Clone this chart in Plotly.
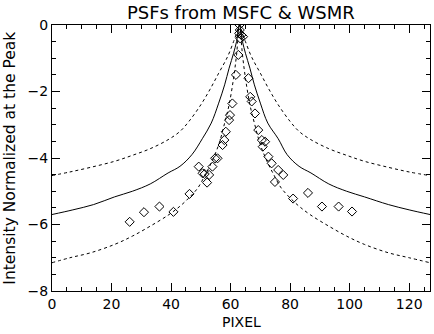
import plotly.graph_objects as go

# Curve samples (x in pixels, y = log intensity normalized at peak)
solid_x = [0, 7, 14, 21, 27, 33, 39, 43, 47, 50.5, 53.5, 56, 58, 59.5, 61, 62, 63,
           64, 65, 66.5, 68, 70, 72.5, 76, 79, 83, 87, 93, 99, 105, 113, 120, 127]
solid_y = [-5.7, -5.56, -5.4, -5.17, -5.0, -4.78, -4.45, -4.25, -3.9, -3.42, -2.95, -2.35, -1.8, -1.3, -0.85, -0.5, 0.0,
           -0.5, -0.85, -1.3, -1.8, -2.35, -2.95, -3.42, -3.9, -4.25, -4.45, -4.78, -5.0, -5.17, -5.4, -5.56, -5.7]

upper_x = [0, 6, 13, 21, 27, 33, 39, 43, 46, 50, 53, 56, 59, 61, 62, 63,
           64, 65, 67, 70, 73, 76, 80, 83, 87, 93, 99, 105, 113, 120, 127]
upper_y = [-4.53, -4.42, -4.28, -4.1, -3.92, -3.72, -3.45, -3.2, -2.9, -2.4, -1.95, -1.45, -0.95, -0.5, -0.25, 0.0,
           -0.25, -0.5, -0.95, -1.45, -1.95, -2.4, -2.9, -3.2, -3.45, -3.72, -3.92, -4.1, -4.28, -4.42, -4.53]

lower_x = [0, 6, 13, 21, 27, 33, 39, 43, 46, 49, 51.5, 53.5, 56, 58, 59.5, 61, 62, 63,
           64, 65, 66.5, 68, 70, 72.5, 74.5, 77, 80, 83, 87, 93, 99, 105, 113, 120, 127]
lower_y = [-7.15, -7.0, -6.85, -6.6, -6.35, -6.05, -5.72, -5.45, -5.2, -4.9, -4.5, -4.15, -3.6, -2.95, -2.4, -1.6, -0.9, 0.0,
           -0.9, -1.6, -2.4, -2.95, -3.6, -4.15, -4.5, -4.9, -5.2, -5.45, -5.72, -6.05, -6.35, -6.6, -6.85, -7.0, -7.15]

# Measured data points (diamonds)
data_x = [26.1, 30.9, 36.1, 40.8, 46.2, 49.3, 50.6, 51.3, 52.8, 52.1, 53.9, 54.8, 55.6, 57.3, 57.9,
          58.4, 59.5, 59.8, 60.6, 61.8, 62.6, 63.2, 63.0, 63.1, 62.9, 63.6, 64.2,
          66.0, 66.6, 67.1, 68.2, 69.3, 70.5, 71.6, 70.8, 72.7, 73.8, 76.0, 77.7, 74.9,
          81.0, 86.0, 90.7, 96.3, 100.8]
data_y = [-5.92, -5.63, -5.46, -5.62, -5.08, -4.26, -4.46, -4.48, -4.51, -4.74, -4.26, -4.01, -4.01, -3.61, -3.46,
          -3.21, -2.86, -2.71, -2.36, -1.5, -0.9, -0.4, 0.0, -0.15, -0.25, -0.3, -0.35,
          -1.6, -2.16, -2.3, -2.66, -3.16, -3.46, -3.51, -3.66, -3.96, -4.16, -4.36, -4.51, -4.72,
          -5.22, -5.05, -5.46, -5.46, -5.61]

x_ticks = [0, 20, 40, 60, 80, 100, 120]
y_ticks = [0, -2, -4, -6, -8]

FONT = "DejaVu Sans"

fig = go.Figure()
fig.add_trace(go.Scatter(x=upper_x, y=upper_y, mode="lines", line=dict(color="black", width=1, dash="dot", shape="spline")))
fig.add_trace(go.Scatter(x=solid_x, y=solid_y, mode="lines", line=dict(color="black", width=1, shape="spline")))
fig.add_trace(go.Scatter(x=lower_x, y=lower_y, mode="lines", line=dict(color="black", width=1, dash="dot", shape="spline")))
fig.add_trace(go.Scatter(x=data_x, y=data_y, mode="markers",
                         marker=dict(symbol="diamond-open", size=7, color="black", line=dict(width=1, color="black"))))

fig.update_layout(
    width=434, height=334,
    margin=dict(l=52, r=4, t=25, b=43, autoexpand=False),
    paper_bgcolor="white", plot_bgcolor="white",
    showlegend=False,
    font=dict(family=FONT, size=14, color="black"),
    title=dict(text="PSFs from MSFC & WSMR", x=0.555, xanchor="center", y=0.962, yanchor="middle",
               font=dict(family=FONT, size=18, color="black")),
    annotations=[
        dict(text="PIXEL", xref="paper", yref="paper", x=0.5, y=-0.117, xanchor="center", yanchor="middle",
             showarrow=False, font=dict(family=FONT, size=14, color="black")),
        dict(text="Intensity Normalized at the Peak", xref="paper", yref="paper", x=-0.112, y=0.5,
             xanchor="center", yanchor="middle", textangle=-90, showarrow=False,
             font=dict(family=FONT, size=15.5, color="black")),
    ],
)
fig.update_xaxes(range=[0, 127], tickvals=x_ticks, ticktext=[str(v) for v in x_ticks], automargin=False,
                 showgrid=False, zeroline=False, showline=True, linecolor="black", linewidth=1,
                 mirror="allticks", ticks="inside", ticklen=8, tickcolor="black",
                 minor=dict(dtick=5, ticks="inside", ticklen=4, tickcolor="black", showgrid=False),
                 tickfont=dict(size=14))
fig.update_yaxes(range=[-8, 0], tickvals=y_ticks, ticktext=["0", "\u22122", "\u22124", "\u22126", "\u22128"],
                 automargin=False,
                 showgrid=False, zeroline=False, showline=True, linecolor="black", linewidth=1,
                 mirror="allticks", ticks="inside", ticklen=8, tickcolor="black",
                 minor=dict(dtick=0.5, ticks="inside", ticklen=4, tickcolor="black", showgrid=False),
                 tickfont=dict(size=14))

fig.write_html("out.html", config={"displayModeBar": False},
               post_script="document.body.style.margin='0';document.body.style.padding='0';")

● **Problem statement**
Write the full listing out again with every line unchanged, but include no pictures.

● **The completed task**
Clone this chart in Plotly.
import plotly.graph_objects as go

# Curve samples (x in pixels, y = log intensity normalized at peak)
solid_x = [0, 7, 14, 21, 27, 33, 39, 43, 47, 50.5, 53.5, 56, 58, 59.5, 61, 62, 63,
           64, 65, 66.5, 68, 70, 72.5, 76, 79, 83, 87, 93, 99, 105, 113, 120, 127]
solid_y = [-5.7, -5.56, -5.4, -5.17, -5.0, -4.78, -4.45, -4.25, -3.9, -3.42, -2.95, -2.35, -1.8, -1.3, -0.85, -0.5, 0.0,
           -0.5, -0.85, -1.3, -1.8, -2.35, -2.95, -3.42, -3.9, -4.25, -4.45, -4.78, -5.0, -5.17, -5.4, -5.56, -5.7]

upper_x = [0, 6, 13, 21, 27, 33, 39, 43, 46, 50, 53, 56, 59, 61, 62, 63,
           64, 65, 67, 70, 73, 76, 80, 83, 87, 93, 99, 105, 113, 120, 127]
upper_y = [-4.53, -4.42, -4.28, -4.1, -3.92, -3.72, -3.45, -3.2, -2.9, -2.4, -1.95, -1.45, -0.95, -0.5, -0.25, 0.0,
           -0.25, -0.5, -0.95, -1.45, -1.95, -2.4, -2.9, -3.2, -3.45, -3.72, -3.92, -4.1, -4.28, -4.42, -4.53]

lower_x = [0, 6, 13, 21, 27, 33, 39, 43, 46, 49, 51.5, 53.5, 56, 58, 59.5, 61, 62, 63,
           64, 65, 66.5, 68, 70, 72.5, 74.5, 77, 80, 83, 87, 93, 99, 105, 113, 120, 127]
lower_y = [-7.15, -7.0, -6.85, -6.6, -6.35, -6.05, -5.72, -5.45, -5.2, -4.9, -4.5, -4.15, -3.6, -2.95, -2.4, -1.6, -0.9, 0.0,
           -0.9, -1.6, -2.4, -2.95, -3.6, -4.15, -4.5, -4.9, -5.2, -5.45, -5.72, -6.05, -6.35, -6.6, -6.85, -7.0, -7.15]

# Measured data points (diamonds)
data_x = [26.1, 30.9, 36.1, 40.8, 46.2, 49.3, 50.6, 51.3, 52.8, 52.1, 53.9, 54.8, 55.6, 57.3, 57.9,
          58.4, 59.5, 59.8, 60.6, 61.8, 62.6, 63.2, 63.0, 63.1, 62.9, 63.6, 64.2,
          66.0, 66.6, 67.1, 68.2, 69.3, 70.5, 71.6, 70.8, 72.7, 73.8, 76.0, 77.7, 74.9,
          81.0, 86.0, 90.7, 96.3, 100.8]
data_y = [-5.92, -5.63, -5.46, -5.62, -5.08, -4.26, -4.46, -4.48, -4.51, -4.74, -4.26, -4.01, -4.01, -3.61, -3.46,
          -3.21, -2.86, -2.71, -2.36, -1.5, -0.9, -0.4, 0.0, -0.15, -0.25, -0.3, -0.35,
          -1.6, -2.16, -2.3, -2.66, -3.16, -3.46, -3.51, -3.66, -3.96, -4.16, -4.36, -4.51, -4.72,
          -5.22, -5.05, -5.46, -5.46, -5.61]

x_ticks = [0, 20, 40, 60, 80, 100, 120]
y_ticks = [0, -2, -4, -6, -8]

FONT = "DejaVu Sans"

fig = go.Figure()
fig.add_trace(go.Scatter(x=upper_x, y=upper_y, mode="lines", line=dict(color="black", width=1, dash="dot", shape="spline")))
fig.add_trace(go.Scatter(x=solid_x, y=solid_y, mode="lines", line=dict(color="black", width=1, shape="spline")))
fig.add_trace(go.Scatter(x=lower_x, y=lower_y, mode="lines", line=dict(color="black", width=1, dash="dot", shape="spline")))
fig.add_trace(go.Scatter(x=data_x, y=data_y, mode="markers",
                         marker=dict(symbol="diamond-open", size=7, color="black", line=dict(width=1, color="black"))))

fig.update_layout(
    width=434, height=334,
    margin=dict(l=52, r=4, t=25, b=43, autoexpand=False),
    paper_bgcolor="white", plot_bgcolor="white",
    showlegend=False,
    font=dict(family=FONT, size=14, color="black"),
    title=dict(text="PSFs from MSFC & WSMR", x=0.555, xanchor="center", y=0.962, yanchor="middle",
               font=dict(family=FONT, size=18, color="black")),
    annotations=[
        dict(text="PIXEL", xref="paper", yref="paper", x=0.5, y=-0.117, xanchor="center", yanchor="middle",
             showarrow=False, font=dict(family=FONT, size=14, color="black")),
        dict(text="Intensity Normalized at the Peak", xref="paper", yref="paper", x=-0.112, y=0.5,
             xanchor="center", yanchor="middle", textangle=-90, showarrow=False,
             font=dict(family=FONT, size=15.5, color="black")),
    ],
)
fig.update_xaxes(range=[0, 127], tickvals=x_ticks, ticktext=[str(v) for v in x_ticks], automargin=False,
                 showgrid=False, zeroline=False, showline=True, linecolor="black", linewidth=1,
                 mirror="allticks", ticks="inside", ticklen=8, tickcolor="black",
                 minor=dict(dtick=5, ticks="inside", ticklen=4, tickcolor="black", showgrid=False),
                 tickfont=dict(size=14))
fig.update_yaxes(range=[-8, 0], tickvals=y_ticks, ticktext=["0", "\u22122", "\u22124", "\u22126", "\u22128"],
                 automargin=False,
                 showgrid=False, zeroline=False, showline=True, linecolor="black", linewidth=1,
                 mirror="allticks", ticks="inside", ticklen=8, tickcolor="black",
                 minor=dict(dtick=0.5, ticks="inside", ticklen=4, tickcolor="black", showgrid=False),
                 tickfont=dict(size=14))

fig.write_html("out.html", config={"displayModeBar": False},
               post_script="document.body.style.margin='0';document.body.style.padding='0';")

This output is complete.